Time of Day and Location. In the first set of benchmarks, time of day and location were varied systematically. Figure 2 shows considerable RTT differences between MAIH (mean median value: 52.5 ms) and AWSI (mean median value: 192.1 ms) while performance stays nearly constant during the day. Interquartile ranges vary during the day, and sometimes strong outliers with large RTT values were observed (not shown). Location has systematic impact too, with “university campus” exhibiting the smallest RTT values for both CSPs, followed by “industrial estate” and “residential area” (in this order; see Table 1). Measurements were carried out around midweek.

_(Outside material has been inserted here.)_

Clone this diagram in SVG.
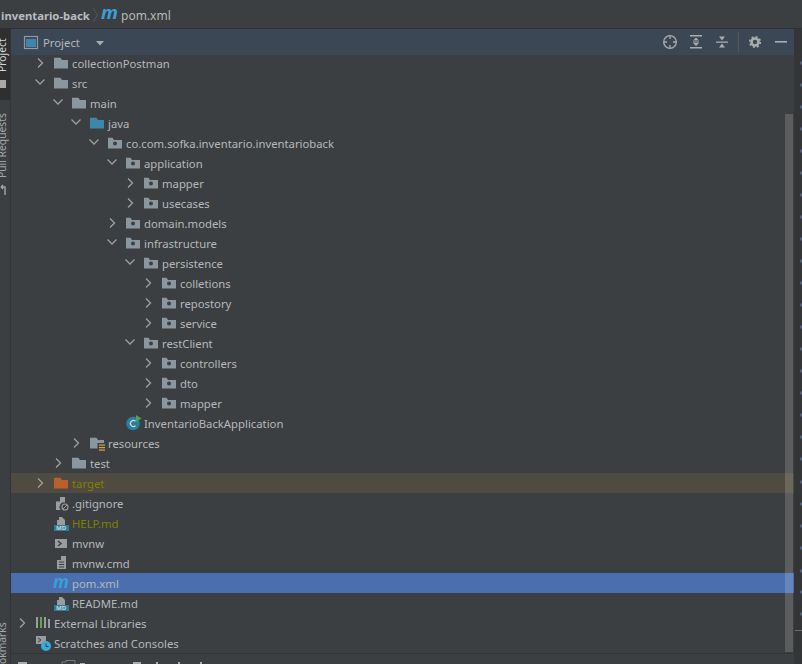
<svg xmlns="http://www.w3.org/2000/svg" width="802" height="664" viewBox="0 0 802 664">
<style>
text{font-family:"Noto Sans","Open Sans",sans-serif;font-size:11.3px;fill:#b4b8bb}
.t{fill:#808000}
.side{font-size:10.300px;fill:#a3a7aa}
.ch{fill:none;stroke:#9da0a2;stroke-width:1.3}
.f{fill:#8b979f}
.g{fill:#9a9da0}
.m{font-size:18px;font-weight:bold;font-style:italic;fill:#389fd6}
</style>
<defs>
<path id="open" class="ch" d="M-4.500-3.500 0 1 4.500-3.500"/>
<path id="closed" class="ch" d="M-2-4.500 2.500 0-2 4.500"/>
<path id="folder" d="M0-5.300H6.500L8-3H14V5.500H0Z"/>
<g id="pkg"><path class="f" d="M0-5.300H4.500L6-3H14V5.500H0Z"/><circle cx="7" cy="0.500" r="2" fill="#3c3f41"/></g>
<g id="md"><path class="g" d="M3-8H8V-5H5V-8ZM8-8 11-5V0H3V-5H8Z"/><rect x="0" y="0" width="15" height="6" fill="#2b7f9e"/><text x="2" y="5.200" style="font-size:6px;font-weight:bold;fill:#cfd4d6">MD</text></g>
</defs>
<rect width="802" height="664" fill="#3c3f41"/>
<rect y="28" width="802" height="1" fill="#2f3133"/>
<rect x="0" y="29" width="10" height="71" fill="#2d2f30"/>
<rect x="10" y="29" width="1" height="635" fill="#323435"/>
<rect x="11" y="29" width="783" height="26" fill="#3b4754"/>
<rect x="794" y="29" width="8" height="635" fill="#333537"/>
<g id="breadcrumb">
<text x="1" y="19.500" style="font-weight:bold;font-size:11.300px;fill:#b8bcbf">inventario-back</text>
<path d="M93 8 97.500 15 93 22" fill="none" stroke="#55585a"/>
<text class="m" x="101" y="19" textLength="17" lengthAdjust="spacingAndGlyphs">m</text>
<text x="121" y="19.500" style="font-size:12px">pom.xml</text>
</g>
<g id="side-tabs">
<text class="side" style="fill:#d4d6d8" transform="translate(6 72) rotate(-90)">Project</text>
<rect x="0" y="80" width="6" height="8" fill="#a9a9a9"/>
<text class="side" transform="translate(6 178) rotate(-90)">Pull Requests</text>
<path d="M1 187H5V195M1 187 3 185M1 187 3 189" fill="none" stroke="#a3a7aa" stroke-width="1.400"/>
<text class="side" transform="translate(6 677) rotate(-90)">Bookmarks</text>
</g>
<g id="toolbar">
<rect x="24.500" y="36.500" width="13" height="12" fill="none" stroke="#8e9aa3" stroke-width="1.200"/>
<rect x="26" y="39" width="10" height="8" fill="#3d87ab"/>
<text x="43" y="47">Project</text>
<path d="M96 41H104L100 45.500Z" fill="#a9acae"/>
<g fill="none" stroke="#a9acae" stroke-width="1.300"><circle cx="670" cy="42" r="6.300"/><path d="M670 35.500V39M670 45V48.500M663.500 42H667M673 42H676.500"/></g>
<g fill="#a9acae"><rect x="690" y="35" width="12" height="1.500"/><rect x="690" y="47" width="12" height="1.500"/><path d="M696 37.500 699 40.500H693ZM696 46 693 43H699Z"/><rect x="693" y="41.500" width="6" height="1"/>
<rect x="716" y="41.500" width="12" height="1.300"/><path d="M722 40.500 719 36.500H725ZM722 43.500 725 47.500H719Z"/></g>
<rect x="738" y="32" width="1" height="20" fill="#53585d"/>
<g fill="none" stroke="#a9acae"><circle cx="755" cy="42" r="3.500" stroke-width="2.600"/><circle cx="755" cy="42" r="5.300" stroke-width="1.600" stroke-dasharray="2 2.160"/></g>
<rect x="775" y="41" width="12" height="1.600" fill="#a9acae"/>
</g>
<g id="highlights">
<rect x="11" y="473" width="783" height="20" fill="#4f4b41"/>
<rect x="11" y="573" width="783" height="20" fill="#4b6eaf"/>
</g>
<g id="connectors">
<use href="#closed" x="40" y="63"/><use href="#open" x="40" y="83"/><use href="#open" x="58" y="103"/><use href="#open" x="76" y="123"/><use href="#open" x="94" y="143"/><use href="#open" x="112" y="163"/>
<use href="#closed" x="130" y="183"/><use href="#closed" x="130" y="203"/><use href="#closed" x="112" y="223"/><use href="#open" x="112" y="243"/><use href="#open" x="130" y="263"/>
<use href="#closed" x="148" y="283"/><use href="#closed" x="148" y="303"/><use href="#closed" x="148" y="323"/><use href="#open" x="130" y="343"/>
<use href="#closed" x="148" y="363"/><use href="#closed" x="148" y="383"/><use href="#closed" x="148" y="403"/>
<use href="#closed" x="76" y="443"/><use href="#closed" x="58" y="463"/><use href="#closed" x="40" y="483"/><use href="#closed" x="22" y="623"/>
</g>
<g id="collectionPostman"><use href="#folder" x="54" y="63" class="f"/><text x="72" y="68">collectionPostman</text></g>
<g id="src"><use href="#folder" x="54" y="83" class="f"/><text x="72" y="88">src</text></g>
<g id="main"><use href="#folder" x="72" y="103" class="f"/><text x="90" y="108">main</text></g>
<g id="java"><use href="#folder" x="90" y="123" fill="#3d87ab"/><text x="108" y="128">java</text></g>
<g id="pkg-root"><use href="#pkg" x="108" y="143"/><text x="126" y="148">co.com.sofka.inventario.inventarioback</text></g>
<g id="application"><use href="#pkg" x="126" y="163"/><text x="144" y="168">application</text></g>
<g id="mapper-app"><use href="#pkg" x="144" y="183"/><text x="162" y="188">mapper</text></g>
<g id="usecases"><use href="#pkg" x="144" y="203"/><text x="162" y="208">usecases</text></g>
<g id="domain-models"><use href="#pkg" x="126" y="223"/><text x="144" y="228">domain.models</text></g>
<g id="infrastructure"><use href="#pkg" x="126" y="243"/><text x="144" y="248">infrastructure</text></g>
<g id="persistence"><use href="#pkg" x="144" y="263"/><text x="162" y="268">persistence</text></g>
<g id="colletions"><use href="#pkg" x="162" y="283"/><text x="180" y="288">colletions</text></g>
<g id="repostory"><use href="#pkg" x="162" y="303"/><text x="180" y="308">repostory</text></g>
<g id="service"><use href="#pkg" x="162" y="323"/><text x="180" y="328">service</text></g>
<g id="restClient"><use href="#pkg" x="144" y="343"/><text x="162" y="348">restClient</text></g>
<g id="controllers"><use href="#pkg" x="162" y="363"/><text x="180" y="368">controllers</text></g>
<g id="dto"><use href="#pkg" x="162" y="383"/><text x="180" y="388">dto</text></g>
<g id="mapper-rest"><use href="#pkg" x="162" y="403"/><text x="180" y="408">mapper</text></g>
<g id="InventarioBackApplication">
<circle cx="133" cy="423.500" r="6.800" fill="#2b7f9e"/><path d="M135.500 421.300A3 3 0 1 0 135.500 425.700" fill="none" stroke="#d5dadd" stroke-width="1.200"/><path d="M136 415V422L141.500 418.500Z" fill="#4ca64c"/>
<text x="144" y="428">InventarioBackApplication</text></g>
<g id="resources"><use href="#folder" x="90" y="443" class="f"/><rect x="97.500" y="443" width="8" height="9" fill="#3c3f41"/><g fill="#d9a343"><rect x="99" y="444.500" width="6" height="1.200"/><rect x="99" y="447" width="6" height="1.200"/><rect x="99" y="449.500" width="6" height="1.200"/></g><text x="108" y="448">resources</text></g>
<g id="test"><use href="#folder" x="72" y="463" class="f"/><text x="90" y="468">test</text></g>
<g id="target"><use href="#folder" x="54" y="483" fill="#b8602e"/><text class="t" x="72" y="488">target</text></g>
<g id="gitignore"><path class="g" d="M60 497H65V502.500A4.500 4.500 0 0 0 60.800 510H56V501.500H60Z"/><circle cx="65" cy="507" r="3" fill="none" stroke="#9a9da0" stroke-width="1.100"/><path d="M63 509 67 505" stroke="#9a9da0"/><text x="72" y="508">.gitignore</text></g>
<g id="help"><use href="#md" x="54" y="525"/><text class="t" x="72" y="528">HELP.md</text></g>
<g id="mvnw"><rect x="55" y="539" width="12" height="9" class="g"/><path d="M58 541 61 543.500 58 546" fill="none" stroke="#3c3f41" stroke-width="1.500"/><text x="72" y="548">mvnw</text></g>
<g id="mvnw-cmd"><path class="g" d="M61 556H66V569H57V560H61Z"/><path d="M59 562H64M59 564.500H64M59 567H64" stroke="#3c3f41"/><text x="72" y="568">mvnw.cmd</text></g>
<g id="pom"><text class="m" x="53" y="588" textLength="16" lengthAdjust="spacingAndGlyphs">m</text><text x="72" y="588">pom.xml</text></g>
<g id="readme"><use href="#md" x="54" y="605"/><text x="72" y="608">README.md</text></g>
<g id="external"><g fill="#9a9da0"><rect x="36" y="617" width="2" height="11"/><rect x="44" y="617" width="2" height="11"/><rect x="48" y="619" width="2" height="9"/></g><rect x="40" y="617" width="2" height="11" fill="#5bab4b"/><text x="54" y="628">External Libraries</text></g>
<g id="scratches"><rect x="36" y="636" width="10" height="8" class="g"/><path d="M38 638 41 640 38 642" fill="none" stroke="#3c3f41"/><circle cx="46" cy="646" r="5" fill="#3ba9dd"/><path d="M46 643.500V646.500H48.500" fill="none" stroke="#3c3f41"/><text x="54" y="648">Scratches and Consoles</text></g>
<g id="scrollbar">
<rect x="785" y="114" width="8" height="538" fill="#fff" fill-opacity=".16"/>
<path d="M800 63h2M800 85h2M800 107h2M800 129h2M800 151h2M800 173h2M800 195h2M800 217h2M800 239h2M800 261h2M800 283h2M800 305h2M800 327h2M800 349h2M800 371h2M800 393h2M800 415h2M800 437h2M800 459h2M800 482h2M800 504h2M800 526h2M800 548h2M800 571h2M800 592h2M800 614h2" stroke="#4f5d78" stroke-width="3"/>
<rect x="795" y="630" width="7" height="1" fill="#6a6d6f"/>
</g>
<g id="status">
<rect x="11" y="653" width="783" height="1" fill="#323435"/>
<g fill="#a9acae"><rect x="18" y="662" width="9" height="2"/><rect x="80" y="663" width="5" height="1"/><rect x="133" y="662" width="8" height="2"/><rect x="156" y="662" width="2" height="2"/><rect x="178" y="662" width="2" height="2"/><rect x="200" y="662" width="2" height="2"/></g>
<path d="M62 664V662H66V660.500H75V664" fill="none" stroke="#77797b"/>
</g>
</svg>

Day of Week. RTT measurements were repeated between Sept. 27th and Oct. 3rd at the residential area to check the impact of the day of the week. The results in Fig. 3 show small variability between the days of the week regarding median values with one notable exception: MAIH on Sunday with an RTT increase of about 30%. Because this effect does not appear in the AWSI measurements carried out at nearly the same time, it can be most likely attributed to the Azure platform or to the connecting network route.

Fig. 4.
figure 4

RTT measurements, varying the time interval between sending messages. Each data point depicts the median value and interquartile range of around 100 measurements. The data point at 250 ms was only measured for AWSI.

Fig. 5.
figure 5

RTT measurements, with/without processing in the cloud; in addition the time of day was varied. Each data point depicts the median value and interquartile range of around 100 measurements. Note the logarithmic scaling of the y-axis.

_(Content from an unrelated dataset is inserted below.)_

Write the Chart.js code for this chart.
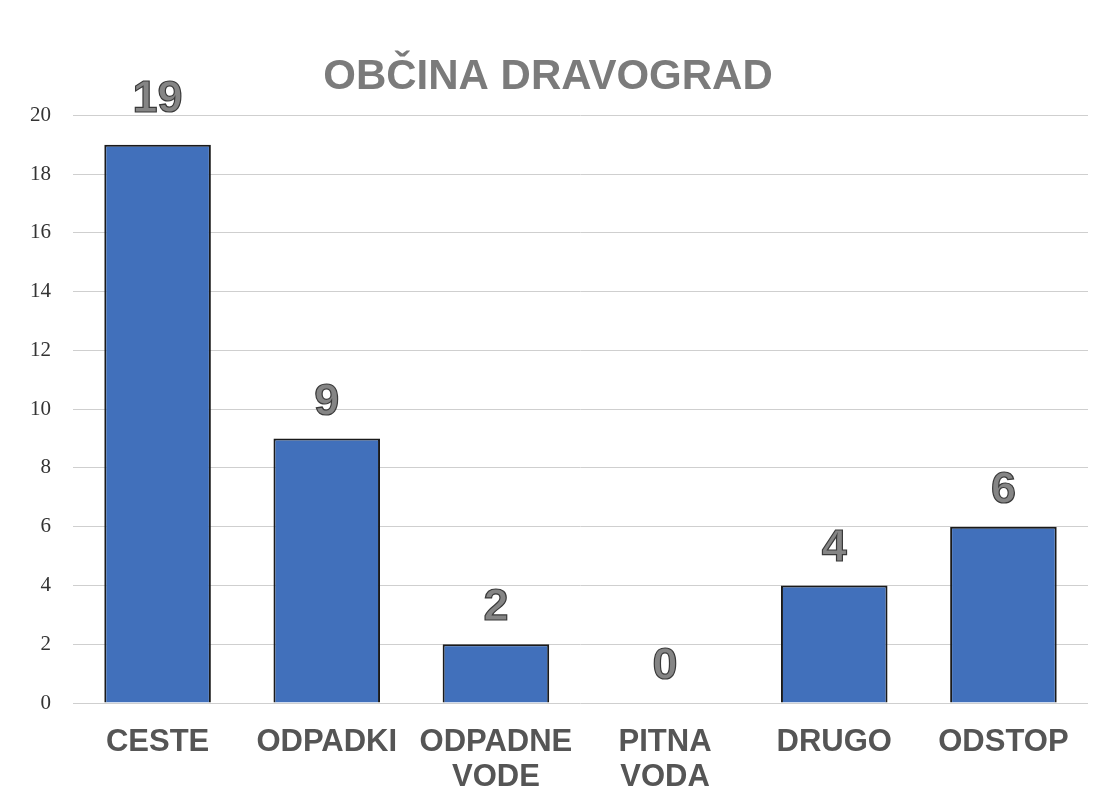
<!DOCTYPE html>
<html>
<head>
<meta charset="utf-8">
<script src="https://cdn.jsdelivr.net/npm/chart.js@4.4.1/dist/chart.umd.min.js"></script>
<style>
html,body{margin:0;padding:0;background:#fff;}
#wrap{width:1105px;height:805px;position:relative;}
</style>
</head>
<body>
<div id="wrap"><canvas id="c" width="1105" height="805"></canvas></div>
<script>
const categories = [["CESTE"], ["ODPADKI"], ["ODPADNE", "VODE"], ["PITNA", "VODA"], ["DRUGO"], ["ODSTOP"]];
const values = [19, 9, 2, 0, 4, 6];
const titleText = "OBČINA DRAVOGRAD";
const yTicks = [0, 2, 4, 6, 8, 10, 12, 14, 16, 18, 20];

const valueLabels = {
  id: 'valueLabels',
  afterDatasetsDraw(chart) {
    const ctx = chart.ctx;
    const meta = chart.getDatasetMeta(0);
    const top = chart.chartArea.top;
    ctx.save();
    ctx.font = 'bold 45px "Liberation Sans", Arial, sans-serif';
    ctx.textAlign = 'center';
    ctx.textBaseline = 'alphabetic';
    ctx.lineWidth = 1.2;
    ctx.strokeStyle = '#3a3a3a';
    ctx.fillStyle = '#858585';
    meta.data.forEach((bar, i) => {
      let y = bar.y - 24;
      if (y < top + 30) y = top - 3;
      ctx.fillText(String(values[i]), bar.x, y);
      ctx.strokeText(String(values[i]), bar.x, y);
    });
    ctx.restore();
  }
};

new Chart(document.getElementById('c'), {
  type: 'bar',
  data: {
    labels: categories,
    datasets: [{
      data: values,
      backgroundColor: '#4170bb',
      borderColor: '#1a1a1a',
      borderWidth: 2,
      barPercentage: 0.63,
      categoryPercentage: 1.0
    }]
  },
  options: {
    responsive: false,
    animation: false,
    devicePixelRatio: 1,
    layout: { padding: { left: 8, right: 17, top: 0, bottom: 0 } },
    plugins: {
      legend: { display: false },
      tooltip: { enabled: false },
      title: {
        display: true,
        text: titleText,
        color: '#7b7b7b',
        font: { family: '"Liberation Sans", Arial, sans-serif', size: 42, weight: 'bold' },
        padding: { top: 52, bottom: 13 }
      }
    },
    scales: {
      y: {
        min: 0, max: 20,
        afterBuildTicks(scale) { scale.ticks = yTicks.map(v => ({ value: v })); },
        ticks: {
          color: '#333',
          font: { family: '"Liberation Serif", "DejaVu Serif", serif', size: 21 },
          padding: 22
        },
        grid: { color: '#cfcfcf', lineWidth: 1, drawTicks: false },
        border: { display: false }
      },
      x: {
        afterFit(scale) { scale.height = 102; },
        ticks: {
          color: '#555',
          font: { family: '"Liberation Sans", Arial, sans-serif', size: 31, weight: 'bold', lineHeight: 1.13 },
          padding: 22,
          maxRotation: 0,
          autoSkip: false
        },
        grid: { display: false, drawTicks: false },
        border: { display: false }
      }
    }
  },
  plugins: [valueLabels]
});
</script>
</body>
</html>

Message Interval. In this benchmark, the interval between sending messages was varied between 200 ms and 1000 ms. Measurement location was the residential area. On the whole, performance does not vary significantly depending on the message interval (see Fig. 4). However, RTT values are much larger (and have higher variability) for AWSI when an interval of 200 ms is used; they amount to ca. 320 ms in this case. Since AWSI RTT values amount otherwise to around 190 ms, this shows most likely a detrimental effect of sending and receiving messages at around the same time. We think that the causes of this effect reside mostly on the cloud server side, because the client performs sending and receiving of messages in a concurrent way on a quadcore CPU which is under low load. In such a setting, it is very unlikely that the rather large time difference of 130 ms (320 ms–190 ms) is caused by a resource conflict on the client side alone.

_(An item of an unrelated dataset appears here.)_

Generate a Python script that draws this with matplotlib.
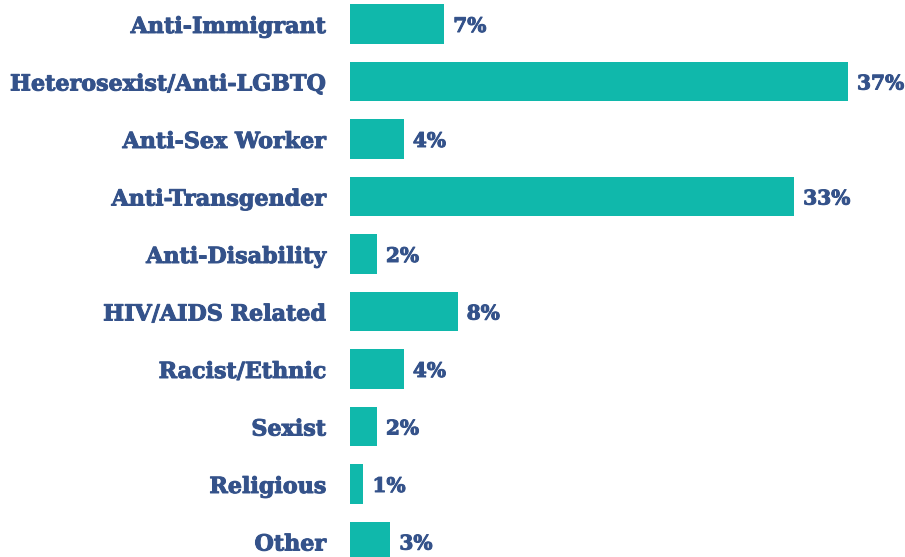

Additional Processing in the Cloud. For the (industrial) IoT, it is a common scenario that device data is processed in the cloud before it is sent back to another endpoint (e.g., data preprocessing in the cloud before data visualization on a mobile device). As a benchmark for this use case, we sent in each message a single float value to the cloud where it was multiplied by two and sent back. For this purpose, the workflows in the cloud had to be modified: Within Microsoft Azure, messages are forwarded from the IoT Hub to the service “Stream Analytics” where processing takes place. Afterwards, the “Service Bus” sends the modified messages back to a so-called “Queue Client” implemented as part of the benchmarking application. In the AWS cloud, received messages are forwarded from the Device Gateway to the “Rules Engine” for processing. The processed messages are made available under a new topic to which the MQTT client in the benchmarking application is subscribed.

Benchmarks were carried out at the industrial estate. The results are shown in Fig. 5. Performance does not vary significantly during the course of the day, but the additional processing in the cloud has a clear impact on the RTT values. For AWSI, the mean value of the median values increases from 192.8 ms (without processing) to 304.3 ms (with processing). For MAIH, an increase from 49.2 ms (without processing) to 6336 ms (with processing) was observed. The latter is a really significant slowdown by a factor of 129.

5 Discussion and Outlook

Results of cloud benchmarking usually have to be taken with a grain of salt because there exist many uncontrollable factors along the route between client and cloud servers [13]. Furthermore, CSPs may upgrade and modify their systems without notice. Therefore, we are well aware that our results only represent a local snap-shot, and that similar performance measurements may be different in other parts of the world and in the future. For this reason, it is definitely not our goal to attribute good or bad performance to MAIH or AWSI in general.

However, our results clearly show that one has to be careful in choosing the right cloud platform for IoT operations in one’s local area, especially if we consider the use case of cyber-manufacturing systems (industrial IoT) which are intended to interact in real-time—not in the very strict sense of hard real-time conditions, but in the sense of seamless coordination between machines (and maybe machines and humans). Our data shows a clear performance advantage for one of the two benchmarked CSPs, and how this pattern completely reverses in an extreme fashion as soon as additional processing of the data in the cloud is required. Mean performance and variability is rather stable when varying the day of week, the time of day, or the location. However, the latter factor has a clearly visible and systematic impact on the performance of both CSPs. A considerable performance drop could be observed for AWSI when decreasing the sending interval between messages to the usual RTT. This is a clear warning that performance is subject to factors in an unexpected way (one message every 200 ms does not look like heavy load, does it?).

Although the number of clients in a manufacturing line, which are independently connected to an IoT cloud service, is usually not that large compared to e.g. the millions of smart home devices, it is definitely an important step for further benchmarking to increase the number of clients which send data in parallel to the cloud. Furthermore, we plan to repeat our measurements over a longer time period and, in addition, to vary message size. Message size is important because it is common that programmable logic controllers in manufacturing collect sets of sensory and control variables and transmit them at once, e.g. to a local OPC-UA client which in turn forwards the data in the form of larger packages to the cloud.

Given our already existing benchmarking results, we are convinced that manufacturing companies, when they move forward to cyberphysical production systems, have to carefully plan the data flow to the cloud and to carry out corresponding benchmarks because it may depend strongly on the CSP if specific real-time conditions for IoT data processing are met in the end.